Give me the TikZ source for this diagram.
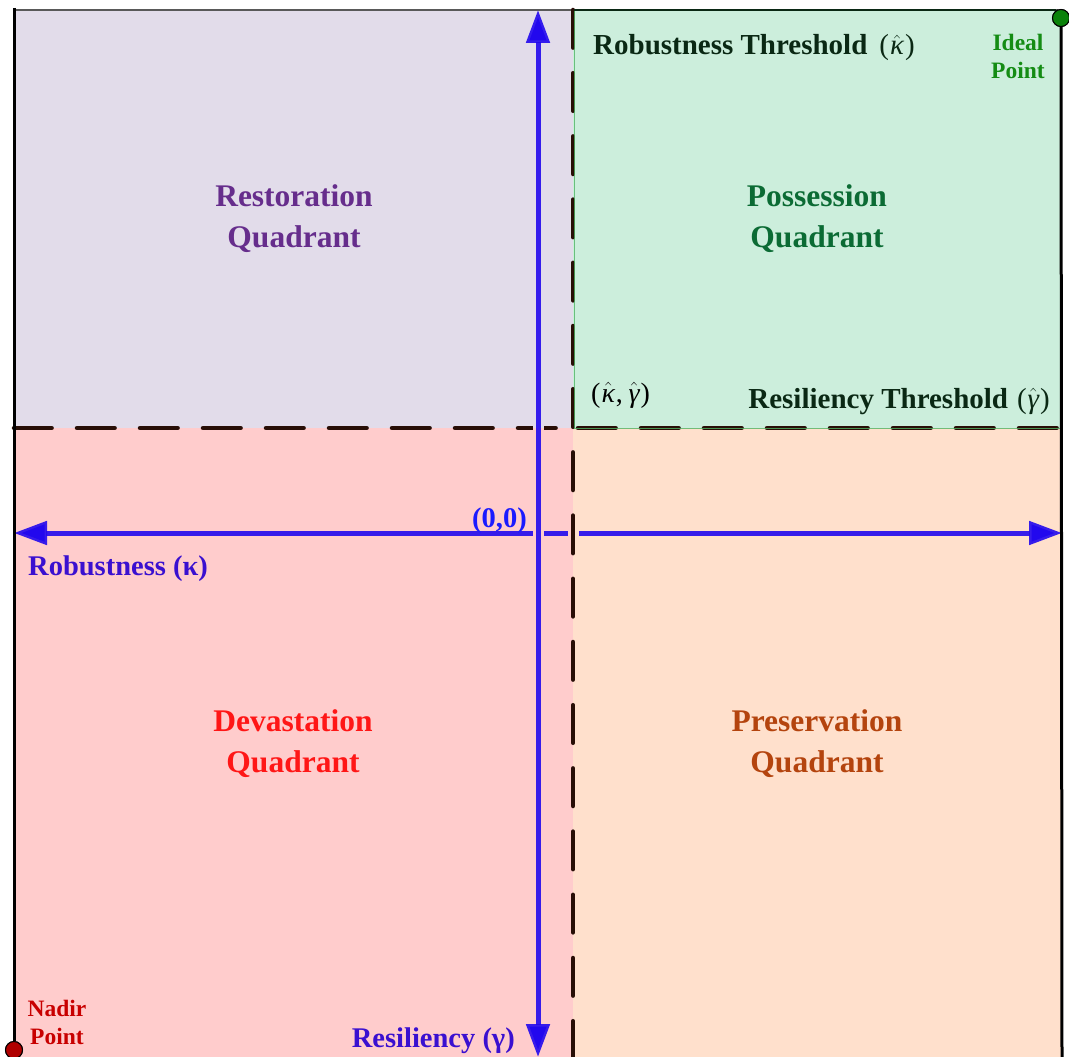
* * *
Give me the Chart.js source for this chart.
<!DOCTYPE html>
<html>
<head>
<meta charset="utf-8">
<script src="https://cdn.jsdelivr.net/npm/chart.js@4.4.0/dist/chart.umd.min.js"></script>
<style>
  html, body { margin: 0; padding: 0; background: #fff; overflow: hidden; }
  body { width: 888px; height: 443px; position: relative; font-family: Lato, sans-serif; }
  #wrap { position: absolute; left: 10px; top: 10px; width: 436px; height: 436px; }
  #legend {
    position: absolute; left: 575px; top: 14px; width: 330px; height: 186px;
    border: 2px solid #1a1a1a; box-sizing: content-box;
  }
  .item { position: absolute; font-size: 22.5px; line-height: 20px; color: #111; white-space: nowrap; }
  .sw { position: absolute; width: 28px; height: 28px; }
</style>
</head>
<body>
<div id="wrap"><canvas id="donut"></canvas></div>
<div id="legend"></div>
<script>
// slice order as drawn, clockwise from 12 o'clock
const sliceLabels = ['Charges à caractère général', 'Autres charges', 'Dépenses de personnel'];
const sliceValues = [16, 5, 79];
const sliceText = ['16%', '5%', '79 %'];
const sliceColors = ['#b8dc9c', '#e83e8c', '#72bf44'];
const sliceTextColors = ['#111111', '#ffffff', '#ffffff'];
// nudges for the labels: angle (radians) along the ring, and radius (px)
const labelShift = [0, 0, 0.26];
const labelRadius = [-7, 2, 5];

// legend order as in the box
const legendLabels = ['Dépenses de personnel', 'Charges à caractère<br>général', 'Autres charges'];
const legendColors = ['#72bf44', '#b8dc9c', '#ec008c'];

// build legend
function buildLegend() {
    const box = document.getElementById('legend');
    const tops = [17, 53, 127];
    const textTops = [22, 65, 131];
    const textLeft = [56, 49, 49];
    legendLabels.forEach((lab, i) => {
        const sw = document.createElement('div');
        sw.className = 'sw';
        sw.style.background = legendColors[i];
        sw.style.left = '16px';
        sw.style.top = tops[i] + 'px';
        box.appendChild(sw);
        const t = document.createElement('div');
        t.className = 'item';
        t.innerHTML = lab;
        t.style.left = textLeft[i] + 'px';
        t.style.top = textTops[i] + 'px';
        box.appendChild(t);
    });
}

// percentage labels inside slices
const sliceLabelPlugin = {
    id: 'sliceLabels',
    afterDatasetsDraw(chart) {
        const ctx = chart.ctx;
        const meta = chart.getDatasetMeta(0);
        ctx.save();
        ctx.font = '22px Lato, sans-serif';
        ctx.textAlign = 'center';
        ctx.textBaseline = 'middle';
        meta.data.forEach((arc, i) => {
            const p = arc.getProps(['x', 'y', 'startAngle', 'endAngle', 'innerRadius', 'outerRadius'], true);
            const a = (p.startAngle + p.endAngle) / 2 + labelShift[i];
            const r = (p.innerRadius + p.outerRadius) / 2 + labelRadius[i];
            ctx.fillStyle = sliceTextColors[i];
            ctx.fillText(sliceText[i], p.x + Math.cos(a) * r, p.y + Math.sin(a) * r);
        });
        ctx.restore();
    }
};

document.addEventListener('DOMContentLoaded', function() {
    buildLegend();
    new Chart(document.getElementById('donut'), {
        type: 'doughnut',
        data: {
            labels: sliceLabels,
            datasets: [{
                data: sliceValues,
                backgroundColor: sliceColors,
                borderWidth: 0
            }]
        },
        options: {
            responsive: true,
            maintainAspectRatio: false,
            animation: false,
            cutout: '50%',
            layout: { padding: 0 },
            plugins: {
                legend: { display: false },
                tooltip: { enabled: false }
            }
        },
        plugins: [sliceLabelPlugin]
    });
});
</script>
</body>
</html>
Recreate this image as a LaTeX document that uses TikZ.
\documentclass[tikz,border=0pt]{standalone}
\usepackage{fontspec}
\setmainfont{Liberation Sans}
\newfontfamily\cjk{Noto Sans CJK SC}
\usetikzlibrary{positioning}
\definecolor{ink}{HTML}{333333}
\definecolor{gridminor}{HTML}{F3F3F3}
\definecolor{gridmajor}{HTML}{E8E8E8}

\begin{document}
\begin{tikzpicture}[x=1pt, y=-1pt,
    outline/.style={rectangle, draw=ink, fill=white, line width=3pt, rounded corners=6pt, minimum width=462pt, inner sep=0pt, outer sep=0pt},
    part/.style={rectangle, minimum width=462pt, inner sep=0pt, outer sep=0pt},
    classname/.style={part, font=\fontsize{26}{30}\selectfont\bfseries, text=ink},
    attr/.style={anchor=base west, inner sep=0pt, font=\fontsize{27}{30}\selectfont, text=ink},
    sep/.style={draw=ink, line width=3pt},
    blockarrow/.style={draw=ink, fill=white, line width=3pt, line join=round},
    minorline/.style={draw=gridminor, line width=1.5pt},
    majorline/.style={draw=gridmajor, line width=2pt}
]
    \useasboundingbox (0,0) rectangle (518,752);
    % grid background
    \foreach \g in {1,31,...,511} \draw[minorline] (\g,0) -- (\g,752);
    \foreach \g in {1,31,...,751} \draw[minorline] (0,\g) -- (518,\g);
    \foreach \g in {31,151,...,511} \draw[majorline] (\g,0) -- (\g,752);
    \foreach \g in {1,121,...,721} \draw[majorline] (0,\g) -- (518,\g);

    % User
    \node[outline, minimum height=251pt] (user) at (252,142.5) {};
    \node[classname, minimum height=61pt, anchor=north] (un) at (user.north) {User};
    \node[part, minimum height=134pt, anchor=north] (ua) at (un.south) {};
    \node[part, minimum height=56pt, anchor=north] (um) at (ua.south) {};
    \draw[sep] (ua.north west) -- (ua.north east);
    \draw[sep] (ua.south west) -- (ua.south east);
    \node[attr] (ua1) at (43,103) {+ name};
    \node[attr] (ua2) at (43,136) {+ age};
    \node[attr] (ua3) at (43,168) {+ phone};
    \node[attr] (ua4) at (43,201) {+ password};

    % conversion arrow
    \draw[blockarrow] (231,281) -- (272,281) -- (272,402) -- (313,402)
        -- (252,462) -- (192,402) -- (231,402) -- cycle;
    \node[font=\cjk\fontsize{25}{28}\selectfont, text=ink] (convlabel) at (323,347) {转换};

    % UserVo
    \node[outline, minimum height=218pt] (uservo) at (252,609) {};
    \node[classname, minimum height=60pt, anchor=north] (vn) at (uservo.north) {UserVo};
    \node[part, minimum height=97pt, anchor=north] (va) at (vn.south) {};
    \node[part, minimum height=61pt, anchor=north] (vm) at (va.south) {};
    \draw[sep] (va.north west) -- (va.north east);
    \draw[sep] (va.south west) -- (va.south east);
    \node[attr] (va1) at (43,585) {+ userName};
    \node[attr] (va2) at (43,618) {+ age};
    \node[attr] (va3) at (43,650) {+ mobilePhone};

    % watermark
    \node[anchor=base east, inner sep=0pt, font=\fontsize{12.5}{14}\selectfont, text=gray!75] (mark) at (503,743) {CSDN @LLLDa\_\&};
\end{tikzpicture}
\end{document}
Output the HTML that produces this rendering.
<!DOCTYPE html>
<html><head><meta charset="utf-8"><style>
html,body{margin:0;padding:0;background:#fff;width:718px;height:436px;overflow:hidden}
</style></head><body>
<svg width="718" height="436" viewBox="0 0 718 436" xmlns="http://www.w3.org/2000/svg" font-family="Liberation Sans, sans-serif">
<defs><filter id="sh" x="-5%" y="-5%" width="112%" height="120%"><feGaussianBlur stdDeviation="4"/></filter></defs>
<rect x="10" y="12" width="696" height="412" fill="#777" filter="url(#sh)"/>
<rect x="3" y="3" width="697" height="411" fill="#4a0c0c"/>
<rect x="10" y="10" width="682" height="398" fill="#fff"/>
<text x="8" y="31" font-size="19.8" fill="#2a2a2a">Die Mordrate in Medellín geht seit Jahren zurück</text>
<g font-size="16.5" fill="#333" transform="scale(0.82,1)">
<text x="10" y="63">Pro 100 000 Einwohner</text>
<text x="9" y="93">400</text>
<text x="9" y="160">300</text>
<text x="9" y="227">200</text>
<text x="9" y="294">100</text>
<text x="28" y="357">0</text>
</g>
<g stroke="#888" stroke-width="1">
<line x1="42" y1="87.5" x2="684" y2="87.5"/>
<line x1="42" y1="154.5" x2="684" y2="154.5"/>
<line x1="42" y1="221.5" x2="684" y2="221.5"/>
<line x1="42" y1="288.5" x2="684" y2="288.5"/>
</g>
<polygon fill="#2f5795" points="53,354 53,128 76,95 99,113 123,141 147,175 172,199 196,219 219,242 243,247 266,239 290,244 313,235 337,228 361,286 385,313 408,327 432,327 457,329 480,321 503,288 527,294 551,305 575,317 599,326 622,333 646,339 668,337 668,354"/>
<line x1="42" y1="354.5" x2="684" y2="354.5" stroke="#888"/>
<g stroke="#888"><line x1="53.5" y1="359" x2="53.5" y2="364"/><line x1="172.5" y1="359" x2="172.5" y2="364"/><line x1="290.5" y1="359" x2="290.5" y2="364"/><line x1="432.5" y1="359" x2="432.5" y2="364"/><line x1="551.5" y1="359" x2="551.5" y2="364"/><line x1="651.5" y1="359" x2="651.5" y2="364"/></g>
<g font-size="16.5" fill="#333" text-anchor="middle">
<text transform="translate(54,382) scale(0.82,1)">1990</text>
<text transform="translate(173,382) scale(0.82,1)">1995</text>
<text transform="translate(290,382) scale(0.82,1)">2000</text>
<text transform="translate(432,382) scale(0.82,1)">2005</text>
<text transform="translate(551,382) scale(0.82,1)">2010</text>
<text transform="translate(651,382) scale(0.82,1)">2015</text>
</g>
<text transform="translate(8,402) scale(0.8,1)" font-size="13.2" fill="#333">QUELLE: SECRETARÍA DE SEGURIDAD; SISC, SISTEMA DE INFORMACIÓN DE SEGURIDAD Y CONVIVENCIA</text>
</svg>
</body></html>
---
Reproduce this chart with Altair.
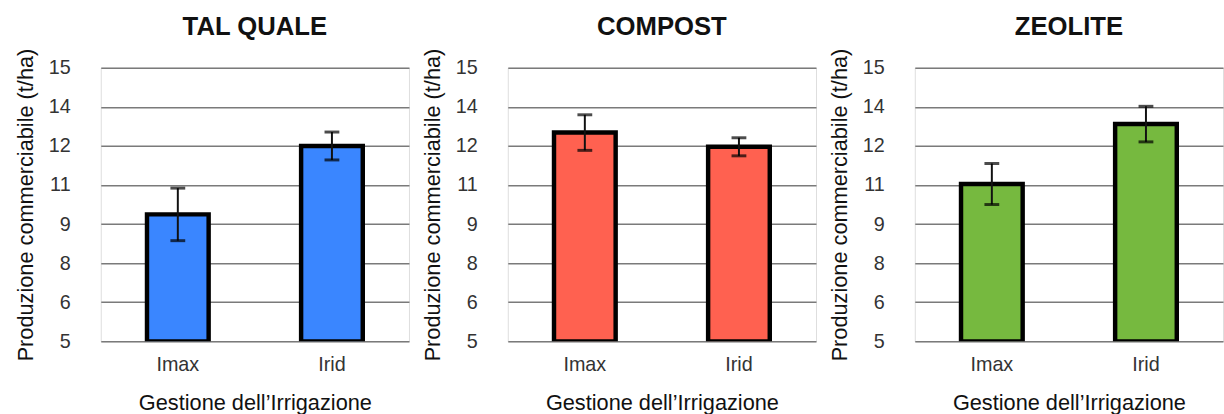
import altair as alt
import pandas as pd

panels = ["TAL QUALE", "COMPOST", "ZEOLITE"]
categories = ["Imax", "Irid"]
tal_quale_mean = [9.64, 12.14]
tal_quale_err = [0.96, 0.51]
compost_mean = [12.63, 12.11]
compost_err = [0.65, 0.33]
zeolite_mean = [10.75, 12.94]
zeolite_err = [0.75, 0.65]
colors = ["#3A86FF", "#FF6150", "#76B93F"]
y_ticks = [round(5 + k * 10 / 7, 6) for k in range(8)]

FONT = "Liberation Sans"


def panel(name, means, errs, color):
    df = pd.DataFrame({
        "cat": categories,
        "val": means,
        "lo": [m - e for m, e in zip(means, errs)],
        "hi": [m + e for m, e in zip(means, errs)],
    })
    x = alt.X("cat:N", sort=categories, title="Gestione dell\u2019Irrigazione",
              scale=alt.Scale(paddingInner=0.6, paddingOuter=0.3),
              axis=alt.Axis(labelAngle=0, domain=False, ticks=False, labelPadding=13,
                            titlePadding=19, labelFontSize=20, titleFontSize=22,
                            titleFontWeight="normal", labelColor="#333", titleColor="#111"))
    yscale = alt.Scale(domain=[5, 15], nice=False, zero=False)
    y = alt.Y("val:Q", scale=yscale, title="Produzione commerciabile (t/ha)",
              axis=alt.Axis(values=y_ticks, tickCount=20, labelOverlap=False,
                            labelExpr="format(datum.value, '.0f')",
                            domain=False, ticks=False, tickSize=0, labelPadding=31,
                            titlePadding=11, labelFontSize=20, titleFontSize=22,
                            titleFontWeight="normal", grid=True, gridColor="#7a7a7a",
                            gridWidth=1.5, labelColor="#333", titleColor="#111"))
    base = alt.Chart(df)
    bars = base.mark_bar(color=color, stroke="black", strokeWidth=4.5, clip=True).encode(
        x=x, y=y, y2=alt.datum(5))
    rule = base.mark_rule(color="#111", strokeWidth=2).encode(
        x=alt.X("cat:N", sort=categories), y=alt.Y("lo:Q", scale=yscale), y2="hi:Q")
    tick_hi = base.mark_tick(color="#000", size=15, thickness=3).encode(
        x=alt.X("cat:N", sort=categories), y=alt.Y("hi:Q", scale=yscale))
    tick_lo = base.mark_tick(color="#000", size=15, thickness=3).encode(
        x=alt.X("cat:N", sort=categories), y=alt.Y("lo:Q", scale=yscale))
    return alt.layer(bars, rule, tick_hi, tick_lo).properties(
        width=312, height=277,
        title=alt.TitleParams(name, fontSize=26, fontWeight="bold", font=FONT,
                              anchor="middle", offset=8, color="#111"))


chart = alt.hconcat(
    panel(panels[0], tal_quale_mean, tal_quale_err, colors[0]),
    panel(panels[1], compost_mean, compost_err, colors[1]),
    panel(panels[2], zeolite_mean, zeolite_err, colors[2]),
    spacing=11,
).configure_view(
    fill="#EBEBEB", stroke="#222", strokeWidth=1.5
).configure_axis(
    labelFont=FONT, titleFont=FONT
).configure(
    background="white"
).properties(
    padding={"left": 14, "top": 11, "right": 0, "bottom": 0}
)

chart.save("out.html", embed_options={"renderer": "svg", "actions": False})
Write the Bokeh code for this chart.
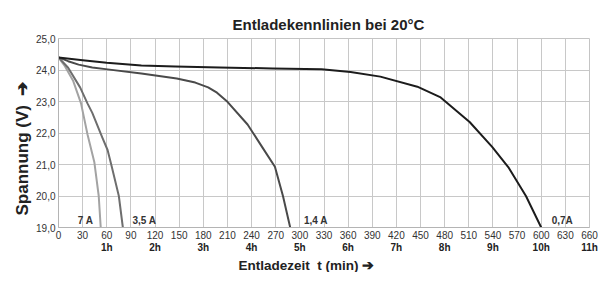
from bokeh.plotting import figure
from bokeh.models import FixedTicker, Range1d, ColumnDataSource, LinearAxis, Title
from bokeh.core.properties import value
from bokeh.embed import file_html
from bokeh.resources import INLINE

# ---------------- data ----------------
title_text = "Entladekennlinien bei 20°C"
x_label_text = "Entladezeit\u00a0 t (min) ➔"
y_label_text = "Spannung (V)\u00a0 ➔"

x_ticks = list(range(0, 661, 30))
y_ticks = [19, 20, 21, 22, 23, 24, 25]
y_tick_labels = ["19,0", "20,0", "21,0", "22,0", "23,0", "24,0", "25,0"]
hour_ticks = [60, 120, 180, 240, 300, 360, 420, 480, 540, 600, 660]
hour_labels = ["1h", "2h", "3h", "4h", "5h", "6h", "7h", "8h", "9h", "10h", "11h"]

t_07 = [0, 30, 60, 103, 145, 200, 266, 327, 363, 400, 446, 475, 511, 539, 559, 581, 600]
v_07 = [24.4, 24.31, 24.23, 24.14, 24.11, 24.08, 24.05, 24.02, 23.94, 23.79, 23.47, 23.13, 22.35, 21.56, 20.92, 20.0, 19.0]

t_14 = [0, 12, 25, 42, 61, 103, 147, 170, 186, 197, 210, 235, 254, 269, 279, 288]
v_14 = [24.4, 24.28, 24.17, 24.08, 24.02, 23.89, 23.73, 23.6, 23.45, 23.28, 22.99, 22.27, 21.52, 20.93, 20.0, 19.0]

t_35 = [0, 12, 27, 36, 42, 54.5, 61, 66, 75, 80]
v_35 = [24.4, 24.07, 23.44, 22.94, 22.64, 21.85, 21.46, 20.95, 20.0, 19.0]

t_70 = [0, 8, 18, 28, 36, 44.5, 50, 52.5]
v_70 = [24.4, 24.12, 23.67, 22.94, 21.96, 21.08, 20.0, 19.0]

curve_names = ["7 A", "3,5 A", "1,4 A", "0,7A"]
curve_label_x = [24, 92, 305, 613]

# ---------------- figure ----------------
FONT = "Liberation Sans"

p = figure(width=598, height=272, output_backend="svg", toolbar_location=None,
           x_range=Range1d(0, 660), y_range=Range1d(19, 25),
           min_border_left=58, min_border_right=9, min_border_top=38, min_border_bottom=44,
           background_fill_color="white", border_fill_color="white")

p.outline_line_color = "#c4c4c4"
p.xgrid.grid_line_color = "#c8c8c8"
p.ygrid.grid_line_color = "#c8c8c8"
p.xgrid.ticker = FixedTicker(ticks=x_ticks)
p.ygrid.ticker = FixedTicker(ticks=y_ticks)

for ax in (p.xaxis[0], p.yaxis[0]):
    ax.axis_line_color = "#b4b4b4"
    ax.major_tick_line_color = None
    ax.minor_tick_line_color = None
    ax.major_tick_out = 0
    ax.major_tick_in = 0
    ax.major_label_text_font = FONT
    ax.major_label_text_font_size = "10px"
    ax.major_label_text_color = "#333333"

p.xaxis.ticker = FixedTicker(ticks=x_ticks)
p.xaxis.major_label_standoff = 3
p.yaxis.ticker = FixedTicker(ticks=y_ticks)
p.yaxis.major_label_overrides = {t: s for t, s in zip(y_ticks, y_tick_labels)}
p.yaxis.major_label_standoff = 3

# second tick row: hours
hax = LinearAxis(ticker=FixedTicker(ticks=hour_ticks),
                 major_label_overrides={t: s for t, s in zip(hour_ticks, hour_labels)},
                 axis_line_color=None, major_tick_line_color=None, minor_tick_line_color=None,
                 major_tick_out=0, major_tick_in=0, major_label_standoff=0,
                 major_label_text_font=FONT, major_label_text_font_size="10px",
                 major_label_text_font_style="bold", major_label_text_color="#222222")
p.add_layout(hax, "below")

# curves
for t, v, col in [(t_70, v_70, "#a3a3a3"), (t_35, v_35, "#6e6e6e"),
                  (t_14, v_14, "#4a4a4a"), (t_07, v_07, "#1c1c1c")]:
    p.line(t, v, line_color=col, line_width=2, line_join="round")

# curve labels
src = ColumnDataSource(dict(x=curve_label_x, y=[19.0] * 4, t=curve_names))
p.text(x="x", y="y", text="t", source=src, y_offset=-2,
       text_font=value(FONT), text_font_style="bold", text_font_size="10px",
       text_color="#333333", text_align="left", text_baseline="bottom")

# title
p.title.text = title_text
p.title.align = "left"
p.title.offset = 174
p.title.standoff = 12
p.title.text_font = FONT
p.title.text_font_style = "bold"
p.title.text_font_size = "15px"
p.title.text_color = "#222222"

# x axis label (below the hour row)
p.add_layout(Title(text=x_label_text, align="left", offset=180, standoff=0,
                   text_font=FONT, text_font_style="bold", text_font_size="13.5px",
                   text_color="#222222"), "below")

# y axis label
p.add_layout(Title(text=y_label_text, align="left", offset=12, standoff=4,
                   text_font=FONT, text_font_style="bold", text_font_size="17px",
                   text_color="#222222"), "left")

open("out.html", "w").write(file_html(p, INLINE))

■ Stated task:
Look above for every line with the word "this" and copy it.

■ Completed task:
Give me the TikZ source for this diagram.
Give me the Chart.js source for this chart.
Recreate this image as a LaTeX document that uses TikZ.
Output the HTML that produces this rendering.
Reproduce this chart with Altair.
Write the Bokeh code for this chart.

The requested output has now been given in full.